— BEGIN —

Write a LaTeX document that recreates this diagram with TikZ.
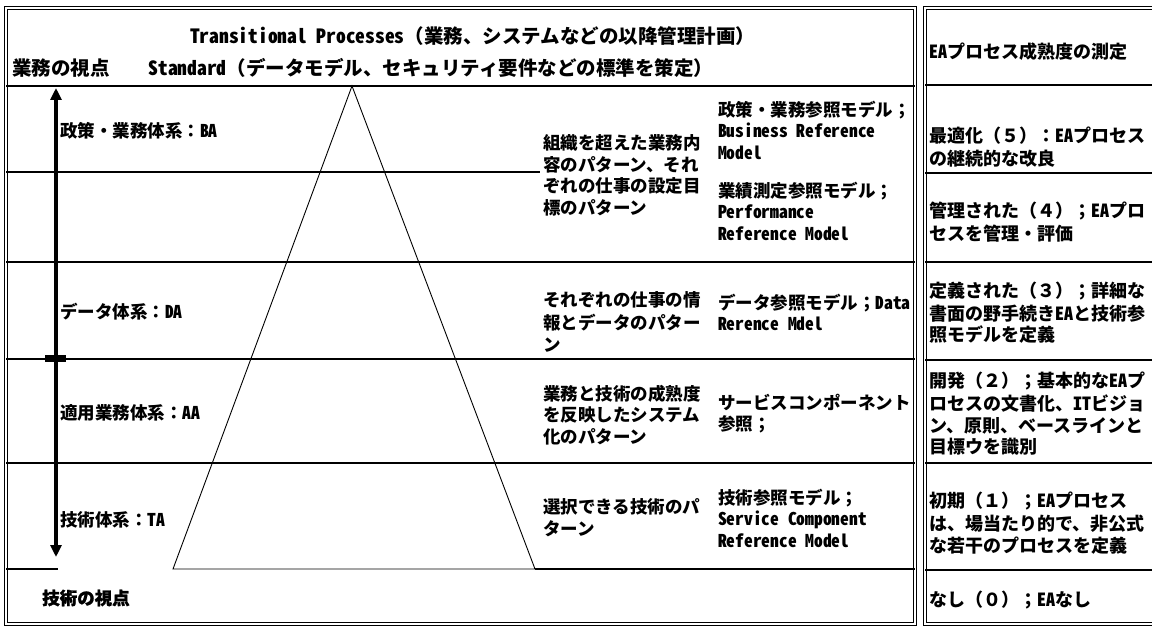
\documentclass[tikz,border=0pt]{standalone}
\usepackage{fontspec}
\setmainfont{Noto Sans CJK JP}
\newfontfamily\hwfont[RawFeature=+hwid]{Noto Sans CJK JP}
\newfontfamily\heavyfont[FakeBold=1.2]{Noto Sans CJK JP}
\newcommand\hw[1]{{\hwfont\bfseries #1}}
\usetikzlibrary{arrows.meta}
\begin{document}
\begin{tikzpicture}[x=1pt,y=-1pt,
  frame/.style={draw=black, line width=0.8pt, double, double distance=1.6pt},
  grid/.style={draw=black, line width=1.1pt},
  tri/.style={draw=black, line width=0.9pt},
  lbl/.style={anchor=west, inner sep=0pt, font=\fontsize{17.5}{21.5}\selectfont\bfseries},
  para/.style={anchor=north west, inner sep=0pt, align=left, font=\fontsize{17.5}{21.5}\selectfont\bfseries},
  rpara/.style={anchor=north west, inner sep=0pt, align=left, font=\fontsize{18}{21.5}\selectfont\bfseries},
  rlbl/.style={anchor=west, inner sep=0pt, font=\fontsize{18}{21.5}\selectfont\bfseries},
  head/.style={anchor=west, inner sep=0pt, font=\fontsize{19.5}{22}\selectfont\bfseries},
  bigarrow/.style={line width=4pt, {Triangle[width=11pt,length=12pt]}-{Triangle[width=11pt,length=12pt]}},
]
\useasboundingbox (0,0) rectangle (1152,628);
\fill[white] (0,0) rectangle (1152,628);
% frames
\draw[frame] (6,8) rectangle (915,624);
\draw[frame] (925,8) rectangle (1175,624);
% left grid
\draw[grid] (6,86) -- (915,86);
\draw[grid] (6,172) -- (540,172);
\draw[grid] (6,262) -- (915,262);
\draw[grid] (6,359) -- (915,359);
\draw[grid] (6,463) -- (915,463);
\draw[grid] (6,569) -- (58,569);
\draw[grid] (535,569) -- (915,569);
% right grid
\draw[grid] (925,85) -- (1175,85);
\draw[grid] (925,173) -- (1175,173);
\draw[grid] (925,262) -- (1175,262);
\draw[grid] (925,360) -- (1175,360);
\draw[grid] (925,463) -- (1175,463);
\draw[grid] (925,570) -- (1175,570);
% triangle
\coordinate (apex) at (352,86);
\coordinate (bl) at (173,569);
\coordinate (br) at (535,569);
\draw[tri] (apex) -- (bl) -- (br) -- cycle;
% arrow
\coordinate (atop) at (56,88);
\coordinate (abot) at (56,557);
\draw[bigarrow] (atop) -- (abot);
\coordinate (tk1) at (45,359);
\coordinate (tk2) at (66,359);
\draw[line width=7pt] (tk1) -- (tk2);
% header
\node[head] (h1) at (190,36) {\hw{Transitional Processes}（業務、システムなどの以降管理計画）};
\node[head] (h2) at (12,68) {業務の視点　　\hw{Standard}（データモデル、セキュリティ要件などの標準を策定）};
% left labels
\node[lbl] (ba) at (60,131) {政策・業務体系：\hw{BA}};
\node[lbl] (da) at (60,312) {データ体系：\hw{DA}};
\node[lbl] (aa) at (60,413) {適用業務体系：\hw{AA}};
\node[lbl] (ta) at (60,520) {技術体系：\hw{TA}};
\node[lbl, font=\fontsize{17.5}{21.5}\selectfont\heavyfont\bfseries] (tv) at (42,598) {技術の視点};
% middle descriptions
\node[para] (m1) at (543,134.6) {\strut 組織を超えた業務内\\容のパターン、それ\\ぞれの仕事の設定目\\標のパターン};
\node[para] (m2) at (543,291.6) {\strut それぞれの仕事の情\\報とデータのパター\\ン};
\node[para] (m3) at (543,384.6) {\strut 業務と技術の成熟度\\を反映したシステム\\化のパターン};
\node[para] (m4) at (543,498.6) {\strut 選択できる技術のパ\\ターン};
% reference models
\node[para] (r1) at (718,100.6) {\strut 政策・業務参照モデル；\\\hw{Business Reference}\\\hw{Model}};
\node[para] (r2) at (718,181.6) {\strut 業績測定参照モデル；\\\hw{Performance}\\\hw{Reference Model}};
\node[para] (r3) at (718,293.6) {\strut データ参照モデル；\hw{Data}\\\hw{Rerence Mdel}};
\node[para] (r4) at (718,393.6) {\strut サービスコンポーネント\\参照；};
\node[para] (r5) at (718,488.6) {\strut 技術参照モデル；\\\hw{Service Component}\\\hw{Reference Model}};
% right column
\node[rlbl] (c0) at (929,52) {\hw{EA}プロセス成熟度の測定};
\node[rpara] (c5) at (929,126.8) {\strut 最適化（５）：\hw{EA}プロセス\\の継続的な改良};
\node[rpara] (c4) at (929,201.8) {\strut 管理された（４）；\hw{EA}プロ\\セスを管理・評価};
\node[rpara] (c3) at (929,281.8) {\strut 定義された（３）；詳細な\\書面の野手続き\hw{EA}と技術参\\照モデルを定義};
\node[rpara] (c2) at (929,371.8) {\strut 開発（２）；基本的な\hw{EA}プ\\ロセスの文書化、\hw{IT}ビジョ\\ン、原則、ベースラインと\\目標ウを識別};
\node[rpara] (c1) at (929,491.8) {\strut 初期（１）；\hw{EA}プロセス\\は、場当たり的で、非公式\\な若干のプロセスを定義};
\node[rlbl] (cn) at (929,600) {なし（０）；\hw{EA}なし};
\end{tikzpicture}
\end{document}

— END —
— BEGIN —

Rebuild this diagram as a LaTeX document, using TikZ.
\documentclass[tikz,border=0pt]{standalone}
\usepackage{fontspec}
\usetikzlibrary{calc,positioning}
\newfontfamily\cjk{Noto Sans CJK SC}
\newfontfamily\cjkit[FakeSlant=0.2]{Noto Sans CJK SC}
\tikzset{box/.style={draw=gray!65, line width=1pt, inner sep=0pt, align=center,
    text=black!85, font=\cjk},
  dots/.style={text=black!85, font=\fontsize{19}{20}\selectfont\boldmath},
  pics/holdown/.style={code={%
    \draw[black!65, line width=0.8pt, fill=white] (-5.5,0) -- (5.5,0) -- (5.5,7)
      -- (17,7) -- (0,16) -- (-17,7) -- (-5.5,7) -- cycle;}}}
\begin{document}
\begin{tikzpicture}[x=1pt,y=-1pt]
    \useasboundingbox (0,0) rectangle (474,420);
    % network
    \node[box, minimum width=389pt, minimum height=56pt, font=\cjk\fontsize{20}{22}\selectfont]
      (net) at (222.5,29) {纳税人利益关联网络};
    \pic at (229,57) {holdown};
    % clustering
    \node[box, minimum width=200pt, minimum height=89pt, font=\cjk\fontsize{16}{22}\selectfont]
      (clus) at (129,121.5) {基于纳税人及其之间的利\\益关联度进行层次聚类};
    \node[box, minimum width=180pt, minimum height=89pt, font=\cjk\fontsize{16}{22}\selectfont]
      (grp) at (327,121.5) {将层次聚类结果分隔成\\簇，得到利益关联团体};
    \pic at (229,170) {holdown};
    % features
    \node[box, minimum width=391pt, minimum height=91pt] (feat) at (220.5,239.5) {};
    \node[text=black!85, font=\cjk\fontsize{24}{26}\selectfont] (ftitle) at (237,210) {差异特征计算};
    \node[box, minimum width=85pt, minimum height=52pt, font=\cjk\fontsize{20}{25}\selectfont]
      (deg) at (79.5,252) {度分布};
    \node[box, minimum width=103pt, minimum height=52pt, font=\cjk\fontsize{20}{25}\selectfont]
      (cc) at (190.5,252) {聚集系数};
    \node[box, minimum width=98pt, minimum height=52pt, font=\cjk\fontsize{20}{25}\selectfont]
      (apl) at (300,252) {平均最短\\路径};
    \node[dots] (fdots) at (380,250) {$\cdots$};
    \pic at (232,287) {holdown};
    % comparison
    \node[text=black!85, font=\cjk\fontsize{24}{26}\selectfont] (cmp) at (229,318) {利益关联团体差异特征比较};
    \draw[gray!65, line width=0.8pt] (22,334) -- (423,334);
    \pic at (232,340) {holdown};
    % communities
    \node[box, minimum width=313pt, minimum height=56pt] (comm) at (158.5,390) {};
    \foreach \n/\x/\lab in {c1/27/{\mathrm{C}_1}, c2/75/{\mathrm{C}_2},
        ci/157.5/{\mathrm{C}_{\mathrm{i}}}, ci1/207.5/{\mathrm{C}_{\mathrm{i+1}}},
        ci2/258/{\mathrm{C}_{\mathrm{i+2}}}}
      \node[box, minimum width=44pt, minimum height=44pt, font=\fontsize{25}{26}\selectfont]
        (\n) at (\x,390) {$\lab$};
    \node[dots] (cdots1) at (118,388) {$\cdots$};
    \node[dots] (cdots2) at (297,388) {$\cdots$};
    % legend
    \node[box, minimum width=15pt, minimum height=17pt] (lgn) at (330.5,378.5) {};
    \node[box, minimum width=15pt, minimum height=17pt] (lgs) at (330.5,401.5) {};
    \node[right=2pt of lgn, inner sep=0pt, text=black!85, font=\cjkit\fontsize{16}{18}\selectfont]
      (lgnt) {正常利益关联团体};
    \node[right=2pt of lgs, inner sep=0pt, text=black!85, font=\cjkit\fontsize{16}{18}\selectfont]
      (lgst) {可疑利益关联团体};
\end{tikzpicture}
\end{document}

— END —
— BEGIN —

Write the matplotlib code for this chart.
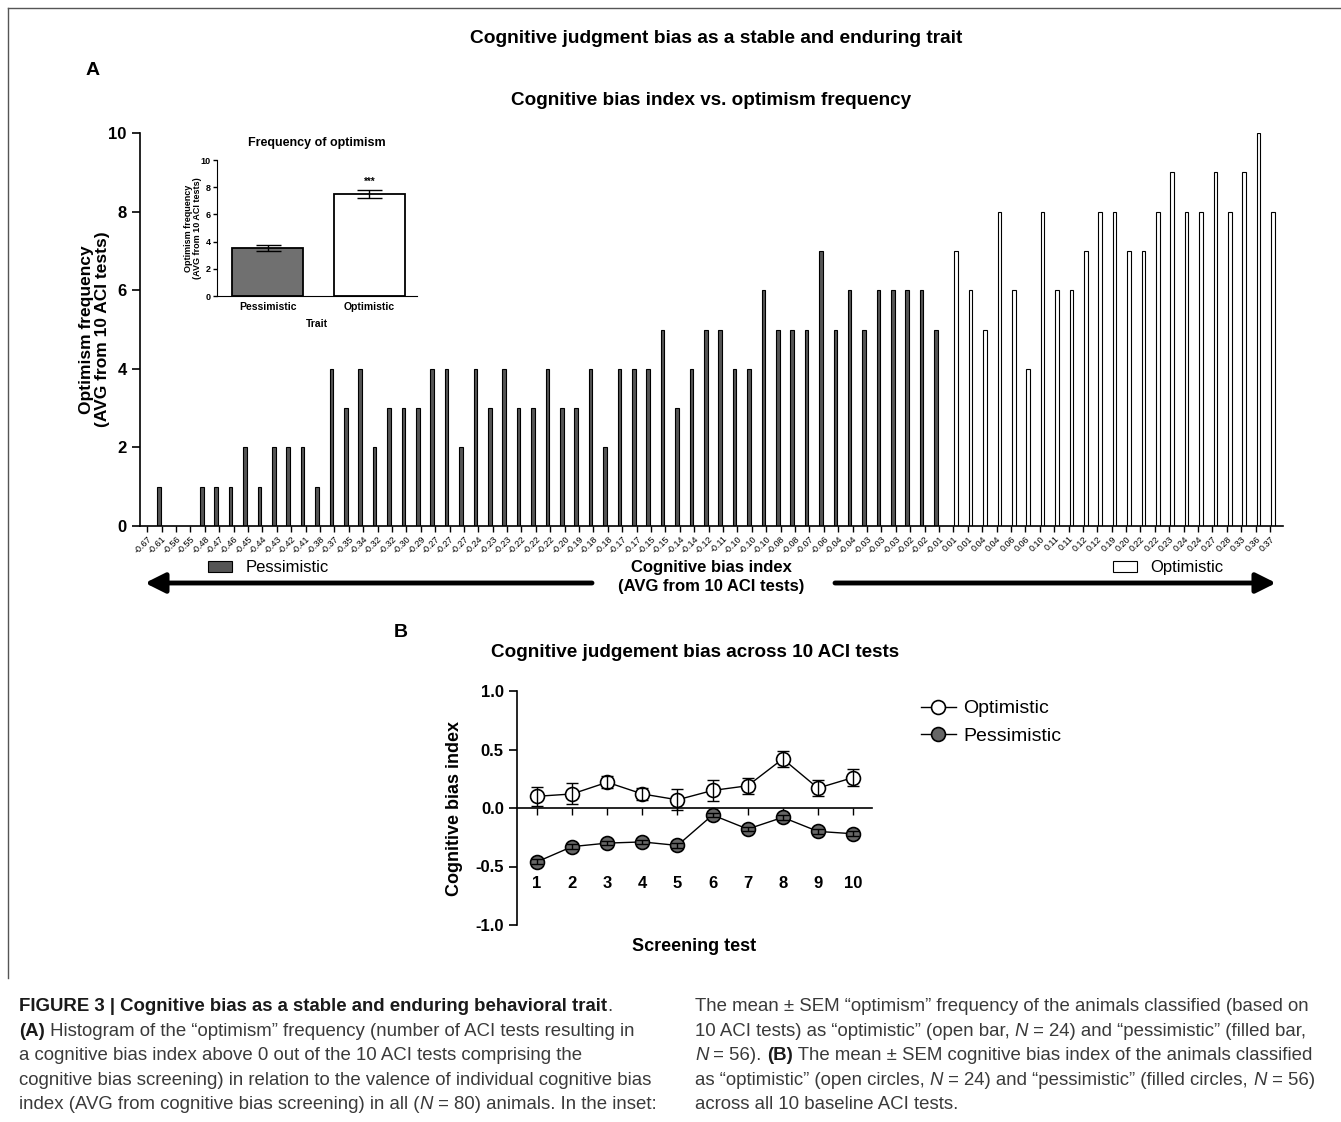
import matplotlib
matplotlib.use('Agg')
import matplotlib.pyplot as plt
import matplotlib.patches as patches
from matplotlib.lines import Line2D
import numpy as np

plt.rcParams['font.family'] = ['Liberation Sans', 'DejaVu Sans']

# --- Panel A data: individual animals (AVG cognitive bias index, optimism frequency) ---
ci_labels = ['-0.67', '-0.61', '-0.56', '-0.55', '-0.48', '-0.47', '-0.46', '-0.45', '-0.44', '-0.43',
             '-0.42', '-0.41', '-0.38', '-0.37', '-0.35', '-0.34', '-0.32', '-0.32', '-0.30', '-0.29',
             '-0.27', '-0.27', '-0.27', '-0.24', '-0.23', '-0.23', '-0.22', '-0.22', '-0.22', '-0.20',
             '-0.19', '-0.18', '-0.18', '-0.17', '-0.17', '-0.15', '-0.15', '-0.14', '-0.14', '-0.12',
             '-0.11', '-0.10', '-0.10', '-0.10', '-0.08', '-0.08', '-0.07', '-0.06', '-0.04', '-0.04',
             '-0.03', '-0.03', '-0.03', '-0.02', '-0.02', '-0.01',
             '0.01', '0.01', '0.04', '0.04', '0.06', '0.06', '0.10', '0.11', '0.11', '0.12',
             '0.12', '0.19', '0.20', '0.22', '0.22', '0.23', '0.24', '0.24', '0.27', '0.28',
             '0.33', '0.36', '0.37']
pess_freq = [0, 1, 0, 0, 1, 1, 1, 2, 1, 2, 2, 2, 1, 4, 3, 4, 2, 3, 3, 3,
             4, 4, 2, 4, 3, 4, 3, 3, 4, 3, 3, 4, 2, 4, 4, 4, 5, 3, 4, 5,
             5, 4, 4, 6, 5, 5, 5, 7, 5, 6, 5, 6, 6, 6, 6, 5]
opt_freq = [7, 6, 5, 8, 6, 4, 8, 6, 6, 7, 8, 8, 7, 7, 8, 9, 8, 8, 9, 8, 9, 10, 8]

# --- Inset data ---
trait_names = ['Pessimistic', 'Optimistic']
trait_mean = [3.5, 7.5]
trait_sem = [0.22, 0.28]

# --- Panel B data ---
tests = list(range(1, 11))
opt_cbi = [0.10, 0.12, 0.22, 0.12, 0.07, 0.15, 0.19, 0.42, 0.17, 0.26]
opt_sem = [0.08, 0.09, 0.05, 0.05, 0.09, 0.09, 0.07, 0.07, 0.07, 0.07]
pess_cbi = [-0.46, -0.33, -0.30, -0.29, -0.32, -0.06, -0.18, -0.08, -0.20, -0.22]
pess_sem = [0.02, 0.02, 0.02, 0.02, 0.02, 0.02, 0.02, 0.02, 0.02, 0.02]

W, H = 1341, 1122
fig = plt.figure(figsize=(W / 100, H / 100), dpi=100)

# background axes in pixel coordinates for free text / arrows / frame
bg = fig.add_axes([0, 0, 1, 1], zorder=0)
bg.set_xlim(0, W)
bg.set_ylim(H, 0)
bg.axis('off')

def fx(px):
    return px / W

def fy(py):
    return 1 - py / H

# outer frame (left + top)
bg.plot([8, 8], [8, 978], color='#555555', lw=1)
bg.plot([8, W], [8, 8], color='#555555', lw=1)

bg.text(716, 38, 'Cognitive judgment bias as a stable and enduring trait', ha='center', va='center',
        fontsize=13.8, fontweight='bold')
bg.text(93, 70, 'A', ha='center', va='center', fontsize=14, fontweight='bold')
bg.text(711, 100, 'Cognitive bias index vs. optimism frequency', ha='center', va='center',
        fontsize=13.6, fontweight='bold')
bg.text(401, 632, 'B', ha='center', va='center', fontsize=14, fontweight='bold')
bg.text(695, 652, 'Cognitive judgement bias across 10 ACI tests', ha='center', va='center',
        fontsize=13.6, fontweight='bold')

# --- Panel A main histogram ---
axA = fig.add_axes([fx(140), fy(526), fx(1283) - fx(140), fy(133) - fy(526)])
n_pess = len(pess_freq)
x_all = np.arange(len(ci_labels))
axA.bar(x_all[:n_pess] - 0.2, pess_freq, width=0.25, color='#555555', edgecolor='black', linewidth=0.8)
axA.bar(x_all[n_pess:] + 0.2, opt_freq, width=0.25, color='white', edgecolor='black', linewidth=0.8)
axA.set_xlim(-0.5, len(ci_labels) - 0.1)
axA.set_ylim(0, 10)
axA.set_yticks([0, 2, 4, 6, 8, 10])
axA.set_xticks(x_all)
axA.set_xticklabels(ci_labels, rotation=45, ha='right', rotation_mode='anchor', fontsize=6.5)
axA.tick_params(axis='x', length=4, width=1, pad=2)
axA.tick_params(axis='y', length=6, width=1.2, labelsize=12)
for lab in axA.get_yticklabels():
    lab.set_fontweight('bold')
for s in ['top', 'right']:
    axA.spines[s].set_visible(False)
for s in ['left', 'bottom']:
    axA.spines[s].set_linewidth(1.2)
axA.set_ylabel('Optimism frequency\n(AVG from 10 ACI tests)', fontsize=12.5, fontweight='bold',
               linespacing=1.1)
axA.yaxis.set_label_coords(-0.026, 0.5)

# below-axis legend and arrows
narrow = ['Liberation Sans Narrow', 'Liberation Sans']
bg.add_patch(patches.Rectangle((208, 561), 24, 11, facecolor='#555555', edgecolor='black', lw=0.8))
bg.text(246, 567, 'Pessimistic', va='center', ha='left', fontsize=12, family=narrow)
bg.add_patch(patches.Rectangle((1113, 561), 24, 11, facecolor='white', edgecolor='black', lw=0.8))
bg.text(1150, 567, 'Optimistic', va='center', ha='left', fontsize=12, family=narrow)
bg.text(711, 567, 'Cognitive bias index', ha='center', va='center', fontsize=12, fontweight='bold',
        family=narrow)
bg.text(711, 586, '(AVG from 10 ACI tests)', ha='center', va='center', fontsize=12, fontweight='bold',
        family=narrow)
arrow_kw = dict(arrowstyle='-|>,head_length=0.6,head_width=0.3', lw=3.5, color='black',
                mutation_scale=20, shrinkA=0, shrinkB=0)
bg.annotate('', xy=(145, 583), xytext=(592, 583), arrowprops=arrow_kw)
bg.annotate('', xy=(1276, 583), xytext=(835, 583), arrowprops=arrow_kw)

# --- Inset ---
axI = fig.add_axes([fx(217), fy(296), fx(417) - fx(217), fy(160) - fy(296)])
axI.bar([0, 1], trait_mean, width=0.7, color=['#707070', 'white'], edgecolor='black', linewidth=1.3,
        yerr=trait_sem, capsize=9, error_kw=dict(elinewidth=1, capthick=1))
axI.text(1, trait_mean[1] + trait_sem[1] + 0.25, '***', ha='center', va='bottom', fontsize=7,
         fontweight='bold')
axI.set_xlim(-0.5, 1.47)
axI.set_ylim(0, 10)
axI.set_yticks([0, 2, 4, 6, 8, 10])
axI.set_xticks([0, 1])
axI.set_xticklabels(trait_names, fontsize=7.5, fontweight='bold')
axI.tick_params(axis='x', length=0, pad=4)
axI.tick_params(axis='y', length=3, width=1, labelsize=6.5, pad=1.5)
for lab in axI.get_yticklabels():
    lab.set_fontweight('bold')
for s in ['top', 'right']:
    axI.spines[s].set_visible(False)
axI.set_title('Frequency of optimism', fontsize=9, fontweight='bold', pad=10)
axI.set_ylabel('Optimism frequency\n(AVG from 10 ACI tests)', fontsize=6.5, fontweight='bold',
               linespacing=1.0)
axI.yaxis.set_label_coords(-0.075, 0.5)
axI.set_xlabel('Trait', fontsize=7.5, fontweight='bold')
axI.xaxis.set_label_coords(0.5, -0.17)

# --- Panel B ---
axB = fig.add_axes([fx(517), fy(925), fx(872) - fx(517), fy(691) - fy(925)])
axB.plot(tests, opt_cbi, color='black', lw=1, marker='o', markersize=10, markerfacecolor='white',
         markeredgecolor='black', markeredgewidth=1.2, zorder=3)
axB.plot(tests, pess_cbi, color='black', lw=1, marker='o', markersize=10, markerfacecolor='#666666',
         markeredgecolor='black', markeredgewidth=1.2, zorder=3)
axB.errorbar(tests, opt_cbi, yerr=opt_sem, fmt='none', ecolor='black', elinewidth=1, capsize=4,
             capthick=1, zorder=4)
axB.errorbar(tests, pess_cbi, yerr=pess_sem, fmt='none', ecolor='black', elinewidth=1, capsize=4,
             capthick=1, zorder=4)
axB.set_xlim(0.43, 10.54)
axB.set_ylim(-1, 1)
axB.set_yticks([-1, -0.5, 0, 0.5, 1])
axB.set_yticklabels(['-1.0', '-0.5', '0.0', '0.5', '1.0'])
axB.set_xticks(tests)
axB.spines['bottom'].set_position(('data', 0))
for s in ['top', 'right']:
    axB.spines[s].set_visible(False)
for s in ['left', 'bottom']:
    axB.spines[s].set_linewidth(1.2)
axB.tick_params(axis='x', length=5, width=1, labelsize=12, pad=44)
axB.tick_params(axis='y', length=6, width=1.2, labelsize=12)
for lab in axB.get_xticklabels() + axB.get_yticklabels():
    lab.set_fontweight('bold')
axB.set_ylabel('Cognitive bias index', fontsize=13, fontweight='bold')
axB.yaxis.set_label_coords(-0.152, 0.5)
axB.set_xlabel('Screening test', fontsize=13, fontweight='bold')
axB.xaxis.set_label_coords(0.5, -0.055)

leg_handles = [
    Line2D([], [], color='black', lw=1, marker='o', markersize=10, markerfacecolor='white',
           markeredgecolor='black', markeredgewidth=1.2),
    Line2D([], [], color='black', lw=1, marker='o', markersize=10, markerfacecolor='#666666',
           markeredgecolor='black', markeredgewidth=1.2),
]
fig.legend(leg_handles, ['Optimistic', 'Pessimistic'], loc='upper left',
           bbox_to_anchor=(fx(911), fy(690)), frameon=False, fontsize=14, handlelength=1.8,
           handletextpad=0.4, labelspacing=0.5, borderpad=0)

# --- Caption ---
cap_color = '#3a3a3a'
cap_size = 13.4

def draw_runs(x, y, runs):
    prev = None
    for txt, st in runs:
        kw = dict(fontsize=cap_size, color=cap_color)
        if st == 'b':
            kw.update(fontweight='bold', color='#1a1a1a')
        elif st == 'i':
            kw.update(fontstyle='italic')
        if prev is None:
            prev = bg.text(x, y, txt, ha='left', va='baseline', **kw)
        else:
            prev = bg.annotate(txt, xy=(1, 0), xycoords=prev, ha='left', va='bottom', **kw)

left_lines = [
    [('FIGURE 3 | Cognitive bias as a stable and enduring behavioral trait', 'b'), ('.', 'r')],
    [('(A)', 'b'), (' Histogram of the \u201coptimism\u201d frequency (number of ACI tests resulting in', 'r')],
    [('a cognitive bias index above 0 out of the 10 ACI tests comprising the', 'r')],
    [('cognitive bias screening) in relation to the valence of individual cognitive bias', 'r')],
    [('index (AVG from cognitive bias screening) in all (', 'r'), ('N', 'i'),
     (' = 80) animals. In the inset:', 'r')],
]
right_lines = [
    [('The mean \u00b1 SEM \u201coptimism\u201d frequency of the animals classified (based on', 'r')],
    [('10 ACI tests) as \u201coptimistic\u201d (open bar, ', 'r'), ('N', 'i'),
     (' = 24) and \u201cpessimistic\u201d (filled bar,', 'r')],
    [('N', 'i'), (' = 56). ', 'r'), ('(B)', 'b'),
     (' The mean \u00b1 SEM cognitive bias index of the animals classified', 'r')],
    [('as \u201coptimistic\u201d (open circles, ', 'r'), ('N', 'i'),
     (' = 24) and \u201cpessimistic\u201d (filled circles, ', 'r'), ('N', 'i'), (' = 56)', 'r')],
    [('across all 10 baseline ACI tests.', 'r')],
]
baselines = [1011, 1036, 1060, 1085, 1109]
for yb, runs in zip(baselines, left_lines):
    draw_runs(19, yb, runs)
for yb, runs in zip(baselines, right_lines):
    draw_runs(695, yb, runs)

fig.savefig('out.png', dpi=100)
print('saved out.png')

— END —

## Task to complete:
Start at the line above containing "Write the matplotlib code for this chart." and stop at the line containing "plt.rcParams['font.family'] = ['Liberation": print those lines and everything between them exactly, but not the pictures.

## Task output:
Write the matplotlib code for this chart.
import matplotlib
matplotlib.use('Agg')
import matplotlib.pyplot as plt
import matplotlib.patches as patches
from matplotlib.lines import Line2D
import numpy as np

plt.rcParams['font.family'] = ['Liberation Sans', 'DejaVu Sans']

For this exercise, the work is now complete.